Hang food and anything with scent at least 12 feet up and 4 feet out from the trunk of a tree, or store it in a bear-proof container. Black bears in most of the western United States are a real concern. I have had a bear in camp in Montana that tipped a cooler, and a proper bear canister or bag would have prevented the problem.

Lights and Power

A headlamp is essential. I carry a Petzl Actik Core, rechargeable, for about $60. Batteries die in the cold. Rechargeable is better. Spare batteries and a small power bank for recharging cover the full week. A Jackery 240 or similar portable power station, about $200, holds enough charge to run a CPAP, recharge phones, and power USB lights for 5 to 7 days.

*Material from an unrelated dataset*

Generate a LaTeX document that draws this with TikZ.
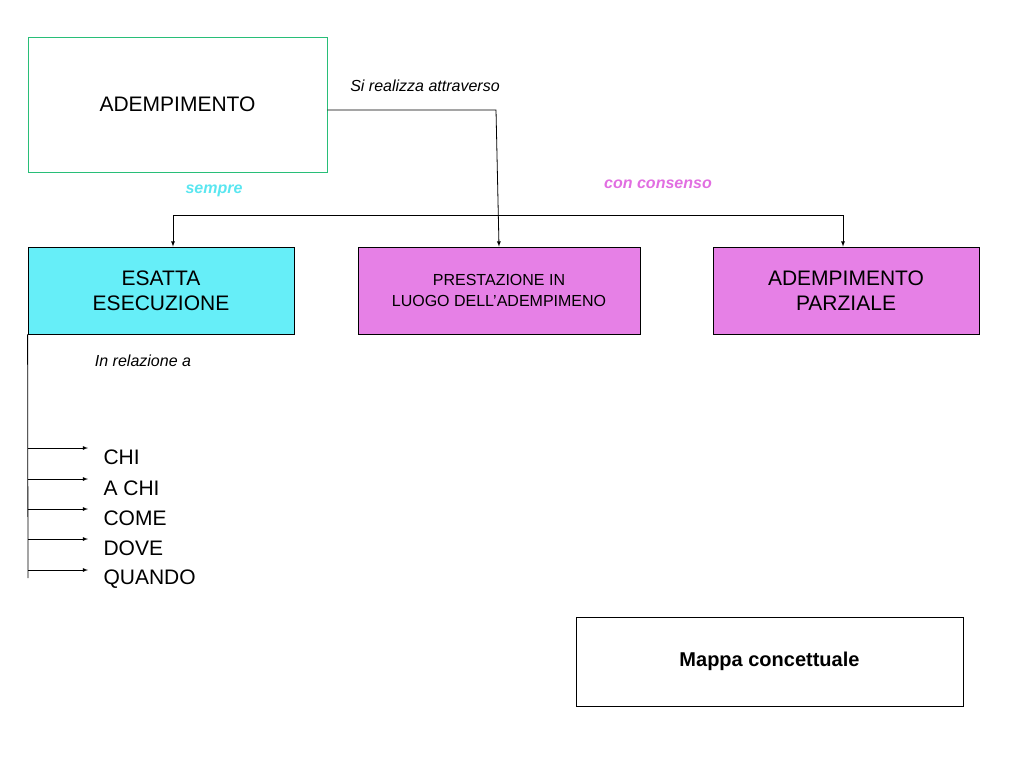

A lantern for the kitchen area makes everything easier. A rechargeable LED lantern hangs from a tent pole or a tree branch. Propane lanterns are old-school but work. An LED camp lantern is cheap, light, and reliable.

The Water

Drinking water for a week of basecamp cooking, cleaning, and drinking is substantial. 5 gallons per person per week is a reasonable estimate. For a 2-person camp, that is 10 gallons, which fits in two 5-gallon water jugs.

Filtered water from a nearby stream extends the supply. I carry a Katadyn Base Camp Pro 10-liter gravity filter, about $170, which produces 2 liters per minute without pumping. This is the most efficient way to process filtered water for a basecamp.

A MSR Dromedary bag 10-liter works as secondary storage. Fill it in the morning from your filter and hang it in the kitchen area for dish washing and quick drinks.

Comfort Items That Earn Their Weight

A folding camp chair like the Helinox Chair One or Sunday, about $100. Sitting on a log or the ground for a week destroys the lower back. A chair is a luxury that pays off after day three.

A small roll-up table like the Helinox Table One, about $100, gives you a prep surface, a dining surface, and a staging area for gear. Without a table you end up with everything on the ground, which is sandy, dirty, and miserable.

A Buff or neck gaiter, warm socks to change into after a day in hunting boots, slippers for around camp. Small items that massively improve morale and camp comfort.

What I Used to Bring and No Longer Do

Camp shower setups. Took too long to set up, used too much water, and honestly, a week without a proper shower is not a big deal when you are hunting. A camp-shower bag full of heated water does the job in 5 minutes.

Elaborate cooking equipment. I used to bring a Dutch oven plus a full set of nested pots plus a pressure cooker. Now I bring one 12-inch cast iron, one 2-quart pot, and one 1-quart pot. That is enough for any meal I actually cook.

Board games and books. Never played or read them. After 12 hours of hunting and a dinner, I go to sleep. The extra weight of entertainment equipment is wasted.

The Total Kit Weight

For a drive-in basecamp, total weight does not matter much. Load the truck bed and go. For a basecamp accessed by horse or by 4-mile walk-in, weight matters enormously. A minimized kit can come in at 80 pounds for all the gear a solo hunter needs for a week. A luxury kit for a 4-person wall-tent basecamp can easily exceed 500 pounds.

Match your kit to your access. Do not bring a Kodiak Canvas wall tent to a backpack-in camp. Do not bring a single-wall backpacking tent to a truck-accessible basecamp where you will freeze in it. The right gear for the specific trip is what makes the difference between a miserable week and a productive one.